[The request] Pictures are to be left out. Copy exactly the lines from the one containing "Write a Python" to the one containing "normal_ticks = [0, 500, 1000, 1500, 2000, 2500]", both ends kept.

[Task material]
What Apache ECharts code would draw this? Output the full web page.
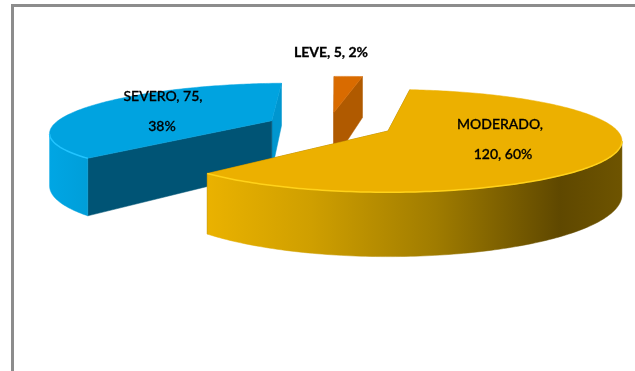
<!DOCTYPE html>
<html><head><meta charset="utf-8">
<style>html,body{margin:0;padding:0;background:#fff}#c{width:635px;height:371px}</style>
<script src="https://cdn.jsdelivr.net/npm/echarts@6/dist/echarts.min.js"></script>
</head><body><div id="c"></div>
<script>
var categories = ['MODERADO', 'SEVERO', 'LEVE'];
var values = [120, 75, 5];
var percentLabels = ['60%', '38%', '2%'];

var labelLines = [['MODERADO,', '120, ' + percentLabels[0]], ['SEVERO, 75,', percentLabels[1]], ['LEVE, 5, ' + percentLabels[2]]];
var labelX = [[500, 503], [163, 162], [331]];
var labelY = [[124, 154], [96, 126], [52]];
var labelWeight = [500, 500, 700];

var firstAngle = 6.5, explodeBy = [0.29, 0.28, 0.28], radiusBy = [1, 0.97, 1];
var view = { x: 388, y: 131, sx: 229.6, sy: 49.5, persp: 0.192, depth: 52 };
var topColor = ['#ECB000', '#00A3E0', '#D96B00'];
var startCutColor = ['#8a6800', '#005475', '#B05A00'];
var endCutColor = ['#8a6800', '#0096CF', '#B05A00'];
var rimEdge = ['#FFD21A', '#22C4FF', '#E58A20'];
var rimFill = [
  { type: 'linear', x: 0, y: 0, x2: 1, y2: 0, colorStops: [
    { offset: 0, color: '#EAB200' }, { offset: 0.25, color: '#CF9F00' }, { offset: 0.55, color: '#A07C00' },
    { offset: 0.85, color: '#5F4800' }, { offset: 1, color: '#6E5400' }] },
  { type: 'linear', x: 0, y: 0, x2: 1, y2: 0, colorStops: [
    { offset: 0, color: '#00A6E4' }, { offset: 1, color: '#009ED9' }] },
  '#B05A00'
];

var total = values.reduce(function (a, b) { return a + b; }, 0);
var starts = [], acc = firstAngle;
values.forEach(function (v) { starts.push(acc); acc += v / total * 360; });
var rad = Math.PI / 180;
var midOf = function (i) { return (starts[i] + values[i] / total * 180) * rad; };
var offX = function (i) { return explodeBy[i] * Math.sin(midOf(i)) - explodeBy[0] * Math.sin(midOf(0)); };
var offZ = function (i) { return explodeBy[i] * Math.cos(midOf(i)) - explodeBy[0] * Math.cos(midOf(0)); };

function project(i, r, deg, low) {
  var x = offX(i) + r * radiusBy[i] * Math.sin(deg * rad), z = offZ(i) + r * radiusBy[i] * Math.cos(deg * rad);
  var w = 1 + view.persp * z;
  return [view.x + view.sx * x / w, view.y - view.sy * z / w + (low ? view.depth / w : 0)];
}
function poly(points, fill, z2) {
  return { type: 'polygon', z2: z2, shape: { points: points }, style: { fill: fill, stroke: fill, lineWidth: 0.5 } };
}
function renderSlice(params, api) {
  var i = api.value(1), v = api.value(0);
  var a0 = starts[i], a1 = a0 + v / total * 360, n = Math.max(4, Math.round(a1 - a0));
  var kids = [], topPts = [project(i, 0, a0)], base = (2 - i) * 10;
  var front = [];
  for (var k = 0; k <= n; k++) {
    var a = a0 + (a1 - a0) * k / n;
    topPts.push(project(i, 1, a));
    if (project(i, 1, a + 0.5)[0] < project(i, 1, a)[0]) front.push(a);
  }
  [[a1, endCutColor[i]], [a0, startCutColor[i]]].forEach(function (c, j) {
    kids.push(poly([project(i, 0, c[0]), project(i, 1, c[0]), project(i, 1, c[0], true), project(i, 0, c[0], true)], c[1], base + j));
  });
  if (front.length > 1) {
    var up = front.map(function (a) { return project(i, 1, a); });
    var dn = front.map(function (a) { return project(i, 1, a, true); }).reverse();
    kids.push(poly(up.concat(dn), rimFill[i], base + 2));
  }
  kids.push(poly(topPts, topColor[i], base + 3));
  if (front.length > 1) {
    kids.push({ type: 'polyline', z2: base + 4, shape: { points: front.map(function (a) { return project(i, 1, a); }) },
      style: { fill: null, stroke: rimEdge[i], lineWidth: 1.5 } });
  }
  labelLines[i].forEach(function (t, j) {
    kids.push({ type: 'text', z2: 100, style: { text: t, x: labelX[i][j], y: labelY[i][j], align: 'center', verticalAlign: 'middle',
      font: labelWeight[i] + ' 14px Lato, "Open Sans", sans-serif', fill: '#000', stroke: '#000', lineWidth: 0.3 } });
  });
  return { type: 'group', children: kids };
}
var drawOrder = [2, 1, 0];
var chart = echarts.init(document.getElementById('c'), null, { renderer: 'canvas' });
chart.setOption({
  animation: false,
  backgroundColor: '#fff',
  graphic: [{ type: 'rect', silent: true, shape: { x: 12.5, y: 5.5, width: 800, height: 600 },
    style: { fill: '#fff', stroke: '#8C8C8C', lineWidth: 3 }, z: -1 }],
  series: [{ type: 'custom', coordinateSystem: 'none', silent: true, clip: false,
    renderItem: renderSlice,
    data: drawOrder.map(function (i) { return { name: categories[i], value: [values[i], i] }; }) }]
});
</script></body></html>
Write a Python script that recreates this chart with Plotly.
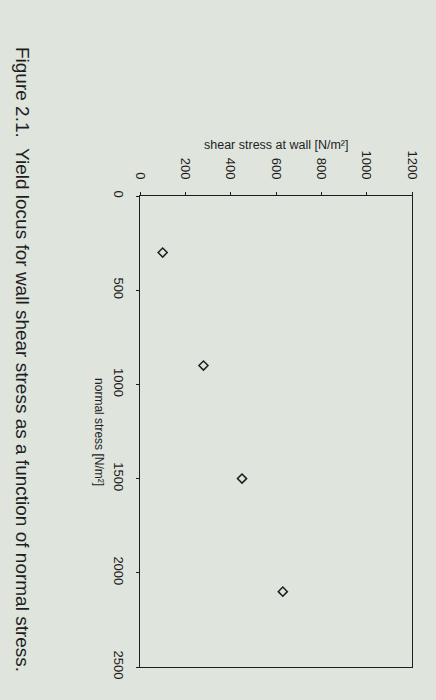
import plotly.graph_objects as go

# values read from the (rotated) photographed figure
normal_stress = [300, 900, 1500, 2100]   # N/m2
shear_stress = [100, 280, 450, 630]      # N/m2

shear_ticks = [0, 200, 400, 600, 800, 1000, 1200]
normal_ticks = [0, 500, 1000, 1500, 2000, 2500]

caption = "Figure 2.1.  Yield locus for wall shear stress as a function of normal stress."
shear_title = "shear stress at wall [N/m²]"
normal_title = "normal stress [N/m²]"

bg = "#dfe4dd"
ink = "#1e1e1e"
font = "Liberation Sans, Arial, sans-serif"

# the page is turned a quarter clockwise: shear runs across, normal runs down
fig = go.Figure(
    go.Scatter(
        x=shear_stress,
        y=normal_stress,
        mode="markers",
        marker=dict(symbol="diamond-open", size=7, color=ink, line=dict(width=1.5)),
        showlegend=False,
    )
)

fig.update_xaxes(
    range=[0, 1200],
    side="top",
    tickvals=shear_ticks,
    tickangle=90,
    ticks="outside",
    ticklen=3,
    tickcolor=ink,
    showline=True,
    linecolor=ink,
    linewidth=1,
    mirror=True,
    showgrid=False,
    zeroline=False,
    tickfont=dict(family=font, size=13, color=ink),
    ticklabelstandoff=8,
)
fig.update_yaxes(
    range=[2500, 0],
    tickvals=normal_ticks,
    tickangle=90,
    ticks="outside",
    ticklen=3,
    tickcolor=ink,
    showline=True,
    linecolor=ink,
    linewidth=1,
    mirror=True,
    showgrid=False,
    zeroline=False,
    tickfont=dict(family=font, size=13, color=ink),
    ticklabelstandoff=6,
)

fig.add_annotation(
    text=shear_title, xref="paper", yref="paper", x=0.5, y=1.108,
    showarrow=False, xanchor="center", yanchor="middle",
    font=dict(family=font, size=12.5, color=ink),
)
fig.add_annotation(
    text=normal_title, xref="paper", yref="paper", x=-0.151, y=0.499,
    textangle=90, showarrow=False, xanchor="center", yanchor="middle",
    font=dict(family=font, size=12, color=ink),
)
fig.add_annotation(
    text=caption, xref="paper", yref="paper", x=-0.434, y=0.652,
    textangle=90, showarrow=False, xanchor="center", yanchor="middle",
    font=dict(family=font, size=19, color=ink),
)

fig.update_layout(
    width=436,
    height=700,
    margin=dict(l=140, r=24, t=196, b=33),
    paper_bgcolor=bg,
    plot_bgcolor=bg,
)

fig.write_html(
    "out.html",
    config={"displayModeBar": False},
    post_script="document.body.style.margin='0';document.body.style.background='%s';" % bg,
)
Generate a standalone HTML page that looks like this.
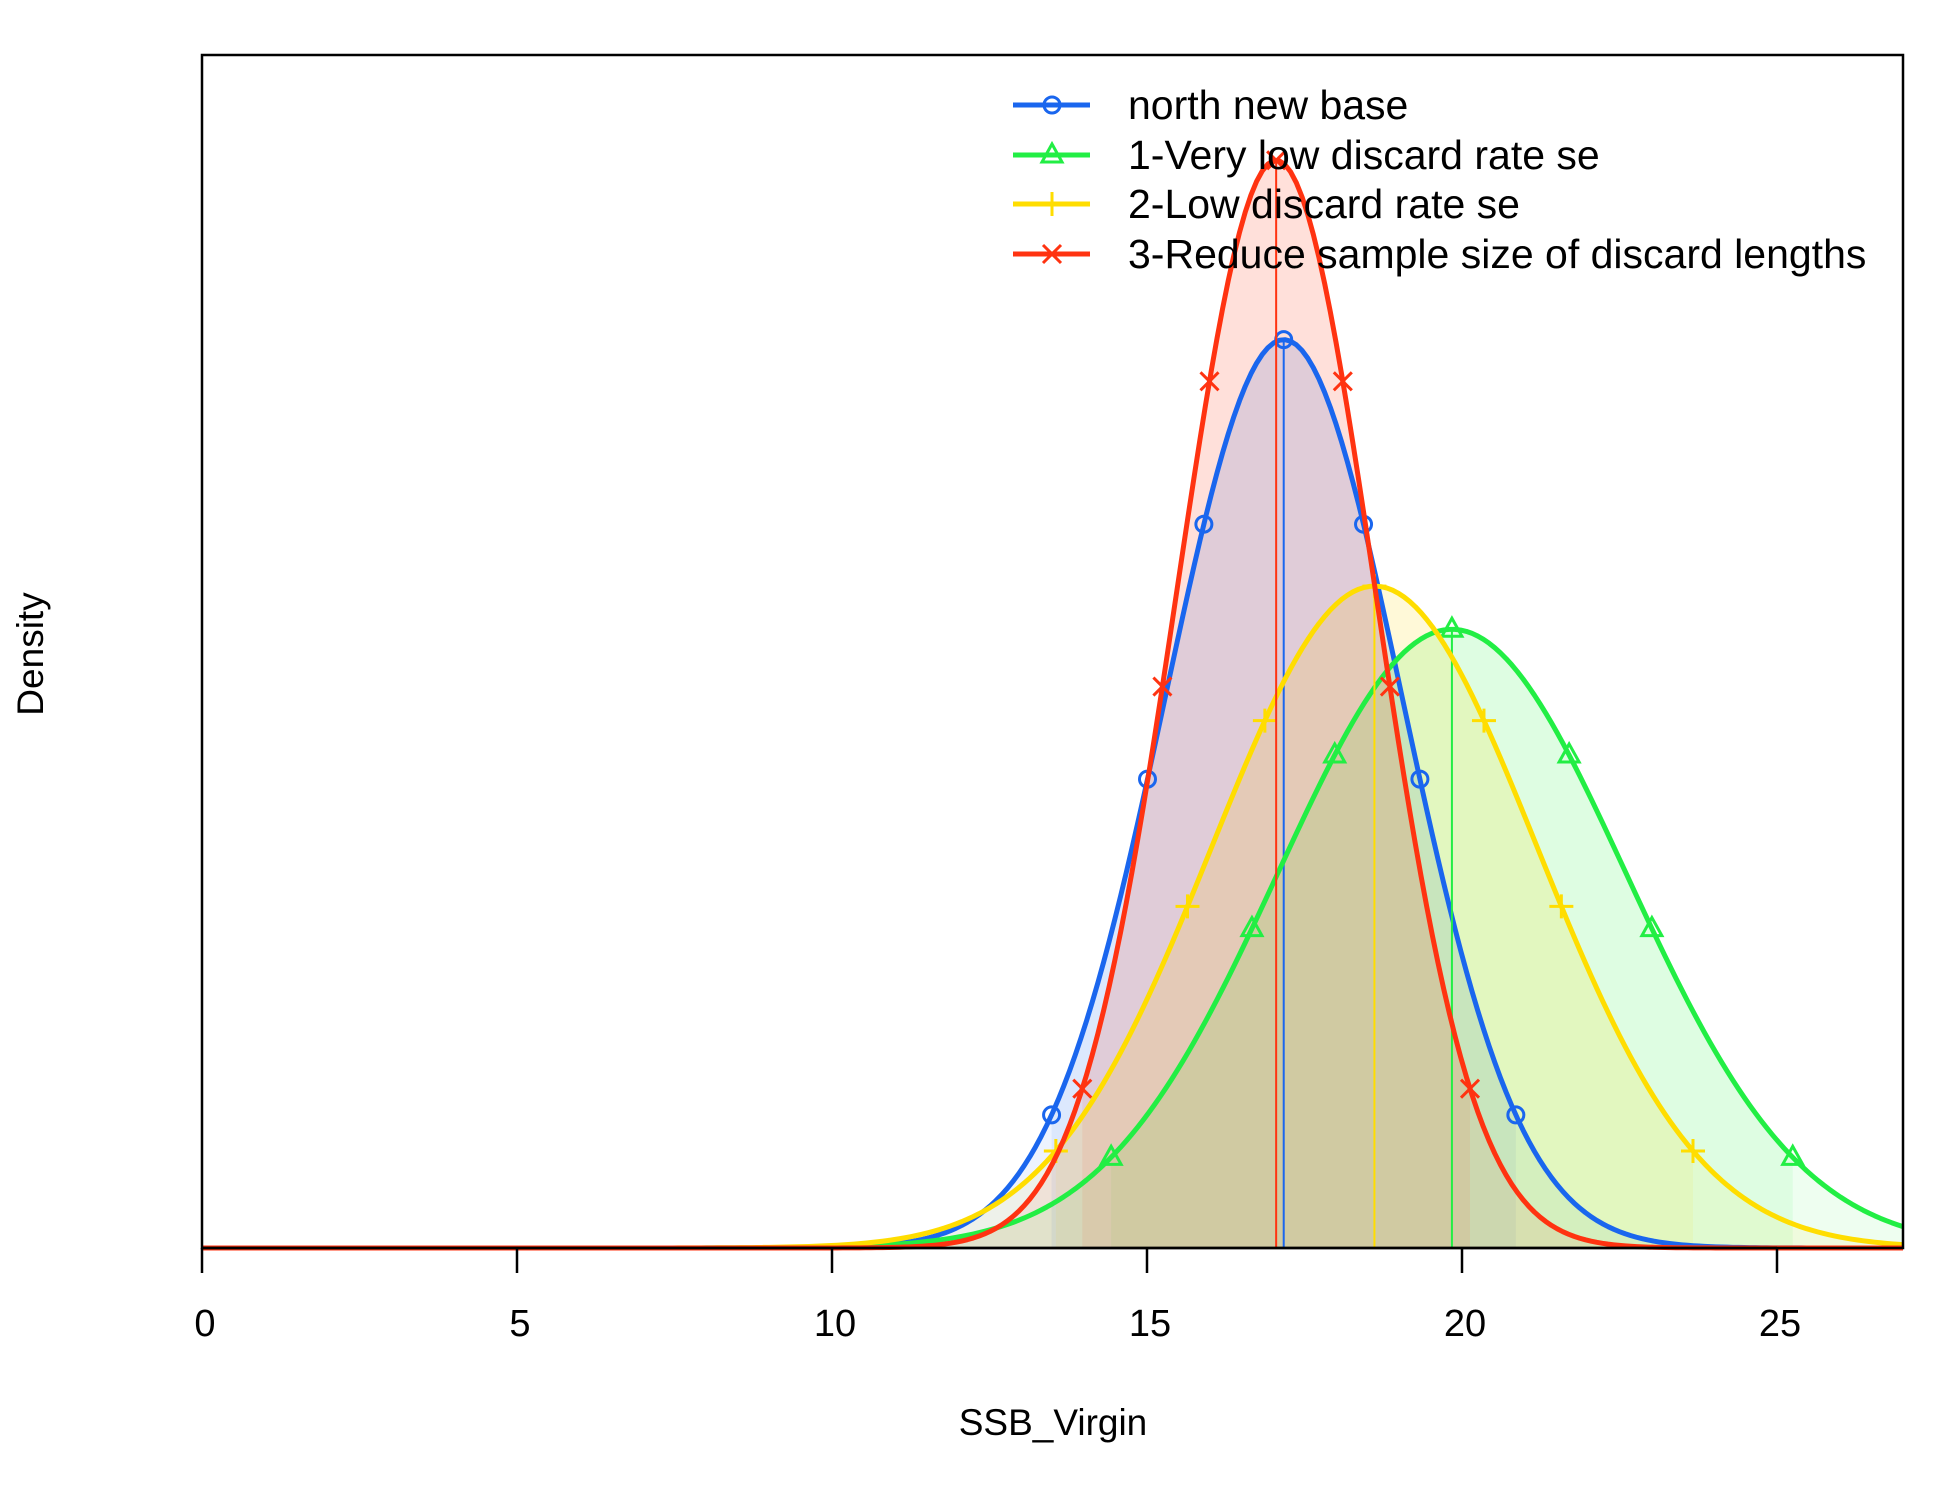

[Problem solution]
Write a Python script that recreates this chart with Plotly.
import plotly.graph_objects as go

# values read from the (rotated) photographed figure
normal_stress = [300, 900, 1500, 2100]   # N/m2
shear_stress = [100, 280, 450, 630]      # N/m2

shear_ticks = [0, 200, 400, 600, 800, 1000, 1200]
normal_ticks = [0, 500, 1000, 1500, 2000, 2500]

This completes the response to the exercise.